** start of RECORD SET **

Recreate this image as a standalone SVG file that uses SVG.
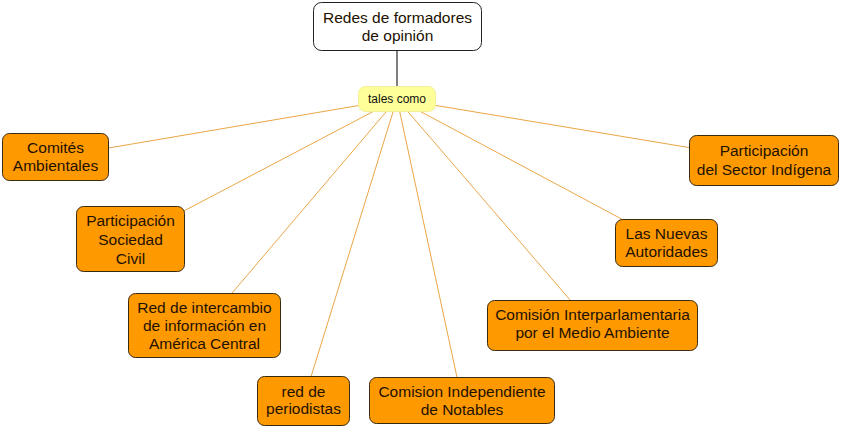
<svg xmlns="http://www.w3.org/2000/svg" width="844" height="428" viewBox="0 0 844 428">
<style>
text{font-family:"Liberation Sans",Arial,sans-serif;font-size:15.5px;fill:#221100;text-anchor:middle}
.c{fill:#ff9900;stroke:#3a2a10;stroke-width:1}
.top{fill:#fff;stroke:#222;stroke-width:1}
.lk{fill:#ffff99;stroke:#f2ef9a;stroke-width:1}
.lk-t{font-size:12px;fill:#111}
.e{stroke:#eba647;stroke-width:1;fill:none}
</style>
<rect width="844" height="428" fill="#fff"/>
<g id="connectors">
<line x1="397" y1="51" x2="397" y2="87" stroke="#000" stroke-width="1"/>
<line class="e" x1="397" y1="99" x2="55.5" y2="157"/>
<line class="e" x1="397" y1="99" x2="130.5" y2="239"/>
<line class="e" x1="397" y1="99" x2="204.5" y2="325.5"/>
<line class="e" x1="397" y1="99" x2="303.5" y2="401"/>
<line class="e" x1="397" y1="99" x2="462" y2="400.5"/>
<line class="e" x1="397" y1="99" x2="592.5" y2="326"/>
<line class="e" x1="397" y1="99" x2="666.5" y2="243"/>
<line class="e" x1="397" y1="99" x2="764" y2="160"/>
</g>
<g id="n-redes">
<rect class="top" x="313.5" y="2.5" width="168" height="48" rx="8"/>
<text x="397.5" y="23">Redes de formadores</text>
<text x="397.5" y="41">de opinión</text>
</g>
<g id="l-tales">
<rect class="lk" x="358.5" y="86.5" width="77" height="25" rx="7"/>
<text class="lk-t" x="397" y="103">tales como</text>
</g>
<g id="n-comites">
<rect class="c" x="2.5" y="133.5" width="106" height="47" rx="7"/>
<text x="55.5" y="153">Comités</text>
<text x="55.5" y="171">Ambientales</text>
</g>
<g id="n-sociedad">
<rect class="c" x="76.5" y="206.5" width="108" height="65" rx="7"/>
<text x="130.5" y="226">Participación</text>
<text x="130.5" y="245">Sociedad</text>
<text x="130.5" y="264">Civil</text>
</g>
<g id="n-red-intercambio">
<rect class="c" x="128.5" y="293.5" width="152" height="64" rx="7"/>
<text x="204.5" y="313">Red de intercambio</text>
<text x="204.5" y="331">de información en</text>
<text x="204.5" y="349">América Central</text>
</g>
<g id="n-periodistas">
<rect class="c" x="257.5" y="376.5" width="92" height="49" rx="7"/>
<text x="303.5" y="397">red de</text>
<text x="303.5" y="414">periodistas</text>
</g>
<g id="n-notables">
<rect class="c" x="369.5" y="377.5" width="185" height="46" rx="7"/>
<text x="462" y="397">Comision Independiente</text>
<text x="462" y="415">de Notables</text>
</g>
<g id="n-interparlamentaria">
<rect class="c" x="487.5" y="300.5" width="210" height="50" rx="7"/>
<text x="592.5" y="320">Comisión Interparlamentaria</text>
<text x="592.5" y="338">por el Medio Ambiente</text>
</g>
<g id="n-autoridades">
<rect class="c" x="615.5" y="219.5" width="102" height="47" rx="7"/>
<text x="666.5" y="239">Las Nuevas</text>
<text x="666.5" y="257">Autoridades</text>
</g>
<g id="n-indigena">
<rect class="c" x="689.5" y="135.5" width="149" height="50" rx="7"/>
<text x="764" y="156">Participación</text>
<text x="764" y="175">del Sector Indígena</text>
</g>
</svg>
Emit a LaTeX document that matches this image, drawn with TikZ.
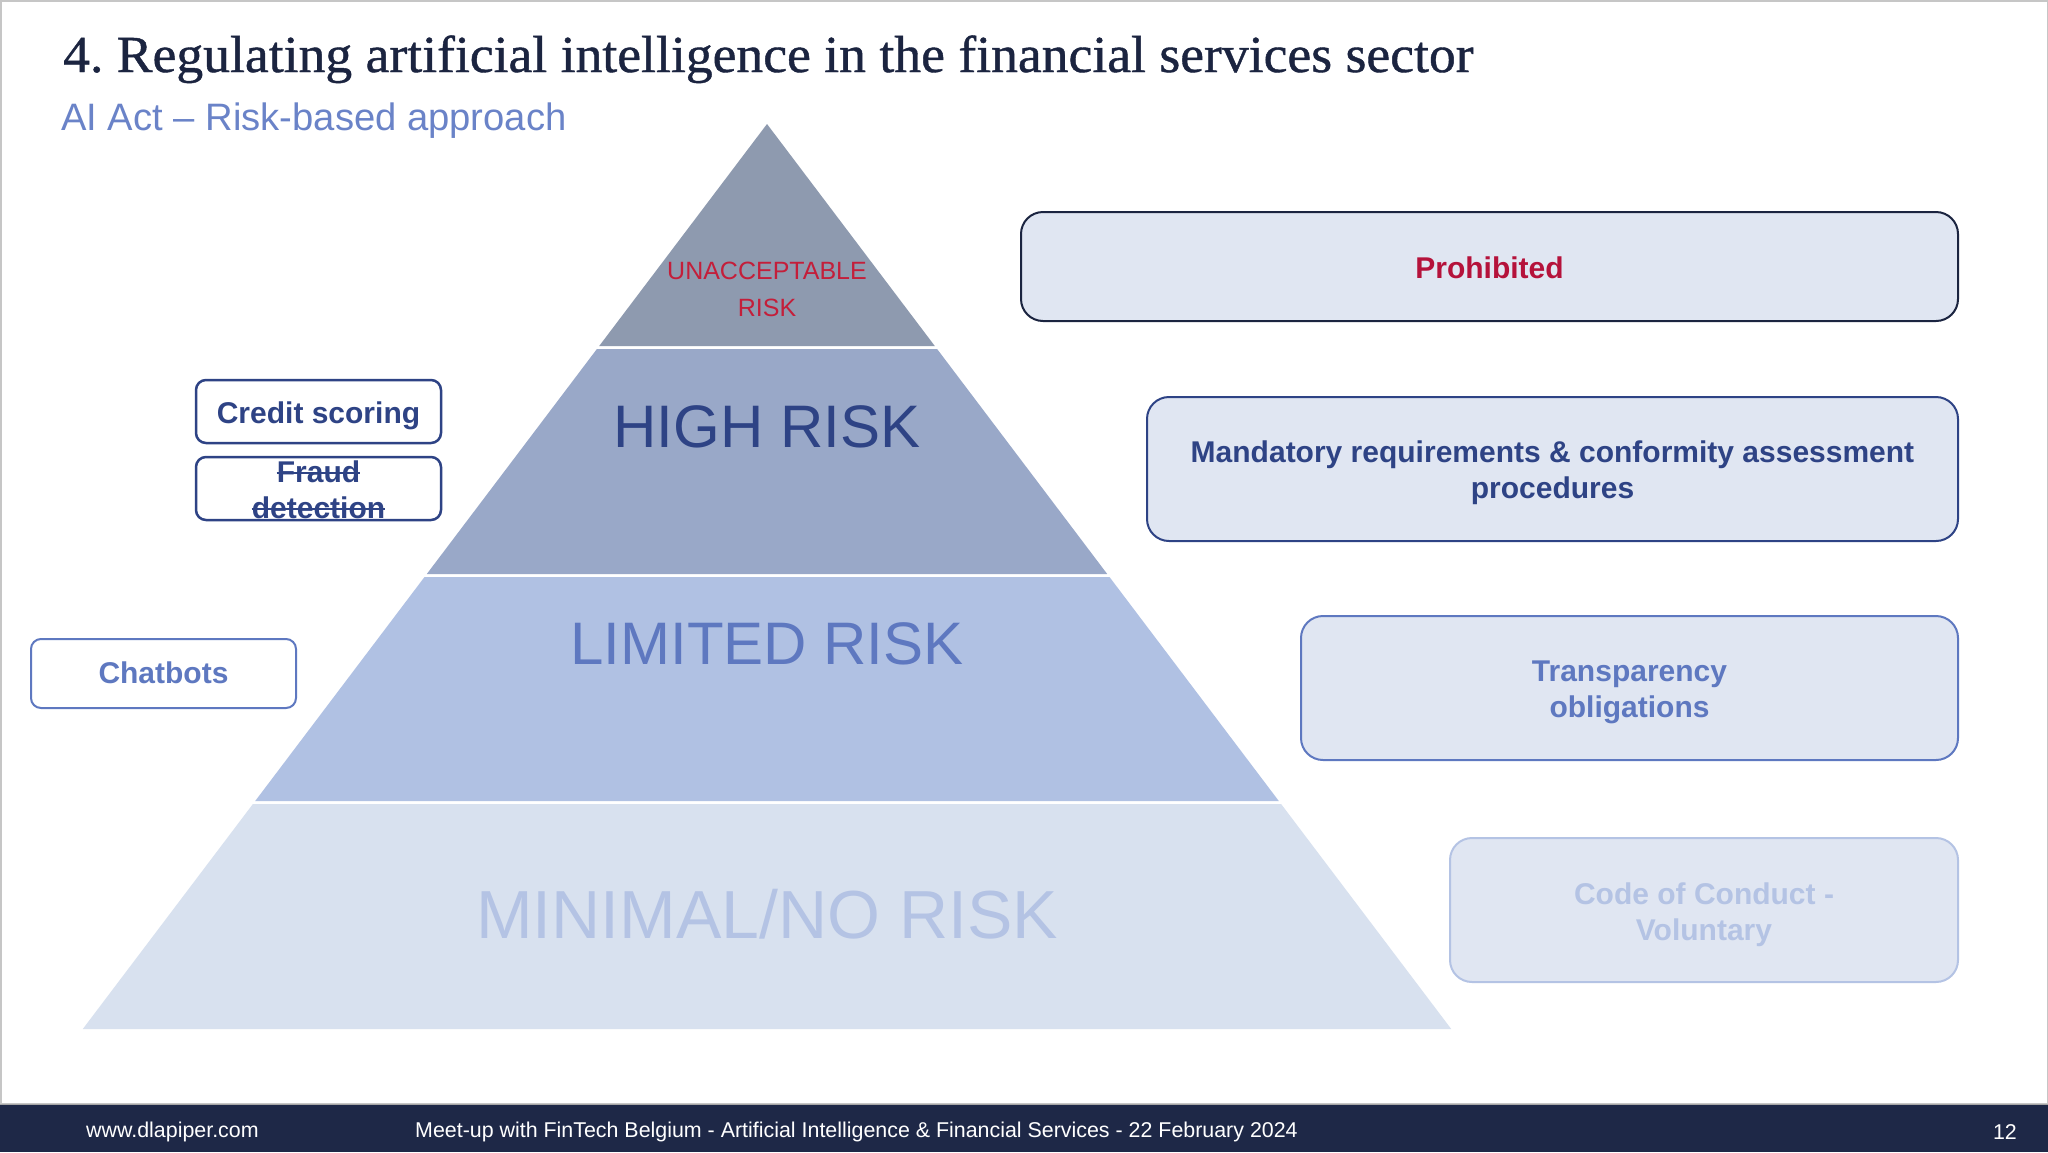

** end of RECORD SET **

Retype all of the entries exactly as written, leaving out any images.

Recreate this image as a standalone SVG file that uses SVG.
<svg xmlns="http://www.w3.org/2000/svg" width="844" height="428" viewBox="0 0 844 428">
<style>
text{font-family:"Liberation Sans",Arial,sans-serif;font-size:15.5px;fill:#221100;text-anchor:middle}
.c{fill:#ff9900;stroke:#3a2a10;stroke-width:1}
.top{fill:#fff;stroke:#222;stroke-width:1}
.lk{fill:#ffff99;stroke:#f2ef9a;stroke-width:1}
.lk-t{font-size:12px;fill:#111}
.e{stroke:#eba647;stroke-width:1;fill:none}
</style>
<rect width="844" height="428" fill="#fff"/>
<g id="connectors">
<line x1="397" y1="51" x2="397" y2="87" stroke="#000" stroke-width="1"/>
<line class="e" x1="397" y1="99" x2="55.5" y2="157"/>
<line class="e" x1="397" y1="99" x2="130.5" y2="239"/>
<line class="e" x1="397" y1="99" x2="204.5" y2="325.5"/>
<line class="e" x1="397" y1="99" x2="303.5" y2="401"/>
<line class="e" x1="397" y1="99" x2="462" y2="400.5"/>
<line class="e" x1="397" y1="99" x2="592.5" y2="326"/>
<line class="e" x1="397" y1="99" x2="666.5" y2="243"/>
<line class="e" x1="397" y1="99" x2="764" y2="160"/>
</g>
<g id="n-redes">
<rect class="top" x="313.5" y="2.5" width="168" height="48" rx="8"/>
<text x="397.5" y="23">Redes de formadores</text>
<text x="397.5" y="41">de opinión</text>
</g>
<g id="l-tales">
<rect class="lk" x="358.5" y="86.5" width="77" height="25" rx="7"/>
<text class="lk-t" x="397" y="103">tales como</text>
</g>
<g id="n-comites">
<rect class="c" x="2.5" y="133.5" width="106" height="47" rx="7"/>
<text x="55.5" y="153">Comités</text>
<text x="55.5" y="171">Ambientales</text>
</g>
<g id="n-sociedad">
<rect class="c" x="76.5" y="206.5" width="108" height="65" rx="7"/>
<text x="130.5" y="226">Participación</text>
<text x="130.5" y="245">Sociedad</text>
<text x="130.5" y="264">Civil</text>
</g>
<g id="n-red-intercambio">
<rect class="c" x="128.5" y="293.5" width="152" height="64" rx="7"/>
<text x="204.5" y="313">Red de intercambio</text>
<text x="204.5" y="331">de información en</text>
<text x="204.5" y="349">América Central</text>
</g>
<g id="n-periodistas">
<rect class="c" x="257.5" y="376.5" width="92" height="49" rx="7"/>
<text x="303.5" y="397">red de</text>
<text x="303.5" y="414">periodistas</text>
</g>
<g id="n-notables">
<rect class="c" x="369.5" y="377.5" width="185" height="46" rx="7"/>
<text x="462" y="397">Comision Independiente</text>
<text x="462" y="415">de Notables</text>
</g>
<g id="n-interparlamentaria">
<rect class="c" x="487.5" y="300.5" width="210" height="50" rx="7"/>
<text x="592.5" y="320">Comisión Interparlamentaria</text>
<text x="592.5" y="338">por el Medio Ambiente</text>
</g>
<g id="n-autoridades">
<rect class="c" x="615.5" y="219.5" width="102" height="47" rx="7"/>
<text x="666.5" y="239">Las Nuevas</text>
<text x="666.5" y="257">Autoridades</text>
</g>
<g id="n-indigena">
<rect class="c" x="689.5" y="135.5" width="149" height="50" rx="7"/>
<text x="764" y="156">Participación</text>
<text x="764" y="175">del Sector Indígena</text>
</g>
</svg>
Emit a LaTeX document that matches this image, drawn with TikZ.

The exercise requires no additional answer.